▶ EXERCISE DESCRIPTION
Can you transcribe the data exactly? Leave the pictures out.

▶ DATA SEGMENT
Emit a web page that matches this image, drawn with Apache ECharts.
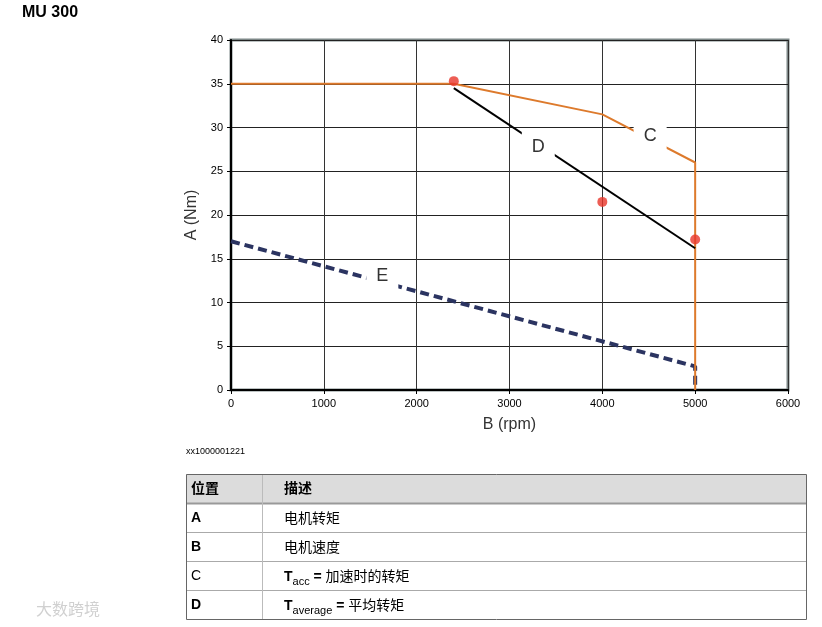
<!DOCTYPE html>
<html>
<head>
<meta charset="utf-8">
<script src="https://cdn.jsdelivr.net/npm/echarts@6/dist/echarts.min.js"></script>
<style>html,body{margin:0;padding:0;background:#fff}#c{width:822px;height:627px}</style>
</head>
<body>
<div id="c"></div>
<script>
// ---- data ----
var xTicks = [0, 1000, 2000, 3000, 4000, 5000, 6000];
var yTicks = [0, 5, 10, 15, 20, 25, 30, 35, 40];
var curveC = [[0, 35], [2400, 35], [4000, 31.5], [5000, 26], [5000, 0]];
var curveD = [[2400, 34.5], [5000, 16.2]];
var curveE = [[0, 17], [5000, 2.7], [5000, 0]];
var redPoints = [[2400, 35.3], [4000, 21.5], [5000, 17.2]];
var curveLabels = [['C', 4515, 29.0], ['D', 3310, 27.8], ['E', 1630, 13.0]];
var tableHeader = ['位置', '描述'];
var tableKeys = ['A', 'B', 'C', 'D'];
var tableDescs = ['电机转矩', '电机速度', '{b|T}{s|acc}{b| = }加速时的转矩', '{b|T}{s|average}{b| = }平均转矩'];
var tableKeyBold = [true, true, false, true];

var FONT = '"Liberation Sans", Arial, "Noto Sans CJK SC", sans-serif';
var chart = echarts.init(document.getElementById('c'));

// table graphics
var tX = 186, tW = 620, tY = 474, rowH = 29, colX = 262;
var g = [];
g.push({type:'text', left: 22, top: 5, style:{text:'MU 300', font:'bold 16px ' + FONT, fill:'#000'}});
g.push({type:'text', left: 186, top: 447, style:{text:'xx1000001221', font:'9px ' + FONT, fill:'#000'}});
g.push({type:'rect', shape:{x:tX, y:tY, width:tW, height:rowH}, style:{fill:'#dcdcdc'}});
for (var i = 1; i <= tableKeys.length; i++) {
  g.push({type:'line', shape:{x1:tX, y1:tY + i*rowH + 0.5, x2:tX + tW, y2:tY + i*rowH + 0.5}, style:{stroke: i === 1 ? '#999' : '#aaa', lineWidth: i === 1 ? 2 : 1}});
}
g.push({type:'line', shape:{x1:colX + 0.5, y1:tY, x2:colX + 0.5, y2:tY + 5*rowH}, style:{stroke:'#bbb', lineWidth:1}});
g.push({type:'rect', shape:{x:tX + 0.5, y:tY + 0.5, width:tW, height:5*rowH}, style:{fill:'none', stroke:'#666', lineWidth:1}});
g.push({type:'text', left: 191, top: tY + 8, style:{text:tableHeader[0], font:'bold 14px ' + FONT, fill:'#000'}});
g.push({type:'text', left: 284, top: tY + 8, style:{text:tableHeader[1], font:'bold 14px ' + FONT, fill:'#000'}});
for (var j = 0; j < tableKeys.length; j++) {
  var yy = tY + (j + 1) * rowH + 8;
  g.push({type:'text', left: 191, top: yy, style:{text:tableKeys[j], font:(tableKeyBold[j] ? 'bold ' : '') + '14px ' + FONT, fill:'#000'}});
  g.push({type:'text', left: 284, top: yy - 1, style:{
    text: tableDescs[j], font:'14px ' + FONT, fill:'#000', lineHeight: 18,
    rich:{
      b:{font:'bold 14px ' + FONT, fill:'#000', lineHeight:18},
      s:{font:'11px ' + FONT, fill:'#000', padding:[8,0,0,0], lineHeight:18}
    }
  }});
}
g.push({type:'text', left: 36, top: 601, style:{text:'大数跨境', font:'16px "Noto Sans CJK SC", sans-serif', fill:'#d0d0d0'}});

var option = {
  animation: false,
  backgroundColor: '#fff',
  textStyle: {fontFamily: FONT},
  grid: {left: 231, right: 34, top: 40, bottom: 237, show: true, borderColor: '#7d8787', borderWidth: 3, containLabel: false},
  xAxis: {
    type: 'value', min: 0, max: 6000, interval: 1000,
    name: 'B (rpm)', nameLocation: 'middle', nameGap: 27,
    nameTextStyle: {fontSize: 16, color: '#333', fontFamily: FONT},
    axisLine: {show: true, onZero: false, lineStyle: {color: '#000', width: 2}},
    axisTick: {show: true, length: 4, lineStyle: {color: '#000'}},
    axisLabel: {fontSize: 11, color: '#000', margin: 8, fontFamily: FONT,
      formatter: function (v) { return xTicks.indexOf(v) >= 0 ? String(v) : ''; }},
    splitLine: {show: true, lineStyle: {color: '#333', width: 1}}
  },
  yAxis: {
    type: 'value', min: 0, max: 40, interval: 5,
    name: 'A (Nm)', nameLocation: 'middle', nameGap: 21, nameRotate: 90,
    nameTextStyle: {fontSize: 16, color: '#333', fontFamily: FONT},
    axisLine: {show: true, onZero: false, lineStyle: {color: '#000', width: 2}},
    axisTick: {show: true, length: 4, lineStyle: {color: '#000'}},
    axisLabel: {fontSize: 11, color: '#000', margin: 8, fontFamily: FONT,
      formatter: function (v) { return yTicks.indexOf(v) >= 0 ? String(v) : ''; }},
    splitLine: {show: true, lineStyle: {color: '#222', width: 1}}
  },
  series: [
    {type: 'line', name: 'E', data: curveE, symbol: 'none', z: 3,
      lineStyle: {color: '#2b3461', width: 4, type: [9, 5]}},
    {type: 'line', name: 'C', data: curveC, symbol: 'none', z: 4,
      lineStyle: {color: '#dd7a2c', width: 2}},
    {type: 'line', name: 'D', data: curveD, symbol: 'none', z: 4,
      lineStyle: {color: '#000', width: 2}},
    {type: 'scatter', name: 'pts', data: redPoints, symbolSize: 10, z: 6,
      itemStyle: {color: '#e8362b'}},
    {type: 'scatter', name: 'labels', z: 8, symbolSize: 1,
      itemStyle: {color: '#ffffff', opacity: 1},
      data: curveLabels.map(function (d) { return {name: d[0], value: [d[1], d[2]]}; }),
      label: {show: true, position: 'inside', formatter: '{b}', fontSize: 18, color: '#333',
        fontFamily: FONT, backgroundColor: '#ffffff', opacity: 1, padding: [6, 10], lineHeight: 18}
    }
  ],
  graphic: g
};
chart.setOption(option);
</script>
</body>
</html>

▶ WORKED ANSWER
Emit a web page that matches this image, drawn with Apache ECharts.
<!DOCTYPE html>
<html>
<head>
<meta charset="utf-8">
<script src="https://cdn.jsdelivr.net/npm/echarts@6/dist/echarts.min.js"></script>
<style>html,body{margin:0;padding:0;background:#fff}#c{width:822px;height:627px}</style>
</head>
<body>
<div id="c"></div>
<script>
// ---- data ----
var xTicks = [0, 1000, 2000, 3000, 4000, 5000, 6000];
var yTicks = [0, 5, 10, 15, 20, 25, 30, 35, 40];
var curveC = [[0, 35], [2400, 35], [4000, 31.5], [5000, 26], [5000, 0]];
var curveD = [[2400, 34.5], [5000, 16.2]];
var curveE = [[0, 17], [5000, 2.7], [5000, 0]];
var redPoints = [[2400, 35.3], [4000, 21.5], [5000, 17.2]];
var curveLabels = [['C', 4515, 29.0], ['D', 3310, 27.8], ['E', 1630, 13.0]];
var tableHeader = ['位置', '描述'];
var tableKeys = ['A', 'B', 'C', 'D'];
var tableDescs = ['电机转矩', '电机速度', '{b|T}{s|acc}{b| = }加速时的转矩', '{b|T}{s|average}{b| = }平均转矩'];
var tableKeyBold = [true, true, false, true];

var FONT = '"Liberation Sans", Arial, "Noto Sans CJK SC", sans-serif';
var chart = echarts.init(document.getElementById('c'));

// table graphics
var tX = 186, tW = 620, tY = 474, rowH = 29, colX = 262;
var g = [];
g.push({type:'text', left: 22, top: 5, style:{text:'MU 300', font:'bold 16px ' + FONT, fill:'#000'}});
g.push({type:'text', left: 186, top: 447, style:{text:'xx1000001221', font:'9px ' + FONT, fill:'#000'}});
g.push({type:'rect', shape:{x:tX, y:tY, width:tW, height:rowH}, style:{fill:'#dcdcdc'}});
for (var i = 1; i <= tableKeys.length; i++) {
  g.push({type:'line', shape:{x1:tX, y1:tY + i*rowH + 0.5, x2:tX + tW, y2:tY + i*rowH + 0.5}, style:{stroke: i === 1 ? '#999' : '#aaa', lineWidth: i === 1 ? 2 : 1}});
}
g.push({type:'line', shape:{x1:colX + 0.5, y1:tY, x2:colX + 0.5, y2:tY + 5*rowH}, style:{stroke:'#bbb', lineWidth:1}});
g.push({type:'rect', shape:{x:tX + 0.5, y:tY + 0.5, width:tW, height:5*rowH}, style:{fill:'none', stroke:'#666', lineWidth:1}});
g.push({type:'text', left: 191, top: tY + 8, style:{text:tableHeader[0], font:'bold 14px ' + FONT, fill:'#000'}});
g.push({type:'text', left: 284, top: tY + 8, style:{text:tableHeader[1], font:'bold 14px ' + FONT, fill:'#000'}});
for (var j = 0; j < tableKeys.length; j++) {
  var yy = tY + (j + 1) * rowH + 8;
  g.push({type:'text', left: 191, top: yy, style:{text:tableKeys[j], font:(tableKeyBold[j] ? 'bold ' : '') + '14px ' + FONT, fill:'#000'}});
  g.push({type:'text', left: 284, top: yy - 1, style:{
    text: tableDescs[j], font:'14px ' + FONT, fill:'#000', lineHeight: 18,
    rich:{
      b:{font:'bold 14px ' + FONT, fill:'#000', lineHeight:18},
      s:{font:'11px ' + FONT, fill:'#000', padding:[8,0,0,0], lineHeight:18}
    }
  }});
}
g.push({type:'text', left: 36, top: 601, style:{text:'大数跨境', font:'16px "Noto Sans CJK SC", sans-serif', fill:'#d0d0d0'}});

var option = {
  animation: false,
  backgroundColor: '#fff',
  textStyle: {fontFamily: FONT},
  grid: {left: 231, right: 34, top: 40, bottom: 237, show: true, borderColor: '#7d8787', borderWidth: 3, containLabel: false},
  xAxis: {
    type: 'value', min: 0, max: 6000, interval: 1000,
    name: 'B (rpm)', nameLocation: 'middle', nameGap: 27,
    nameTextStyle: {fontSize: 16, color: '#333', fontFamily: FONT},
    axisLine: {show: true, onZero: false, lineStyle: {color: '#000', width: 2}},
    axisTick: {show: true, length: 4, lineStyle: {color: '#000'}},
    axisLabel: {fontSize: 11, color: '#000', margin: 8, fontFamily: FONT,
      formatter: function (v) { return xTicks.indexOf(v) >= 0 ? String(v) : ''; }},
    splitLine: {show: true, lineStyle: {color: '#333', width: 1}}
  },
  yAxis: {
    type: 'value', min: 0, max: 40, interval: 5,
    name: 'A (Nm)', nameLocation: 'middle', nameGap: 21, nameRotate: 90,
    nameTextStyle: {fontSize: 16, color: '#333', fontFamily: FONT},
    axisLine: {show: true, onZero: false, lineStyle: {color: '#000', width: 2}},
    axisTick: {show: true, length: 4, lineStyle: {color: '#000'}},
    axisLabel: {fontSize: 11, color: '#000', margin: 8, fontFamily: FONT,
      formatter: function (v) { return yTicks.indexOf(v) >= 0 ? String(v) : ''; }},
    splitLine: {show: true, lineStyle: {color: '#222', width: 1}}
  },
  series: [
    {type: 'line', name: 'E', data: curveE, symbol: 'none', z: 3,
      lineStyle: {color: '#2b3461', width: 4, type: [9, 5]}},
    {type: 'line', name: 'C', data: curveC, symbol: 'none', z: 4,
      lineStyle: {color: '#dd7a2c', width: 2}},
    {type: 'line', name: 'D', data: curveD, symbol: 'none', z: 4,
      lineStyle: {color: '#000', width: 2}},
    {type: 'scatter', name: 'pts', data: redPoints, symbolSize: 10, z: 6,
      itemStyle: {color: '#e8362b'}},
    {type: 'scatter', name: 'labels', z: 8, symbolSize: 1,
      itemStyle: {color: '#ffffff', opacity: 1},
      data: curveLabels.map(function (d) { return {name: d[0], value: [d[1], d[2]]}; }),
      label: {show: true, position: 'inside', formatter: '{b}', fontSize: 18, color: '#333',
        fontFamily: FONT, backgroundColor: '#ffffff', opacity: 1, padding: [6, 10], lineHeight: 18}
    }
  ],
  graphic: g
};
chart.setOption(option);
</script>
</body>
</html>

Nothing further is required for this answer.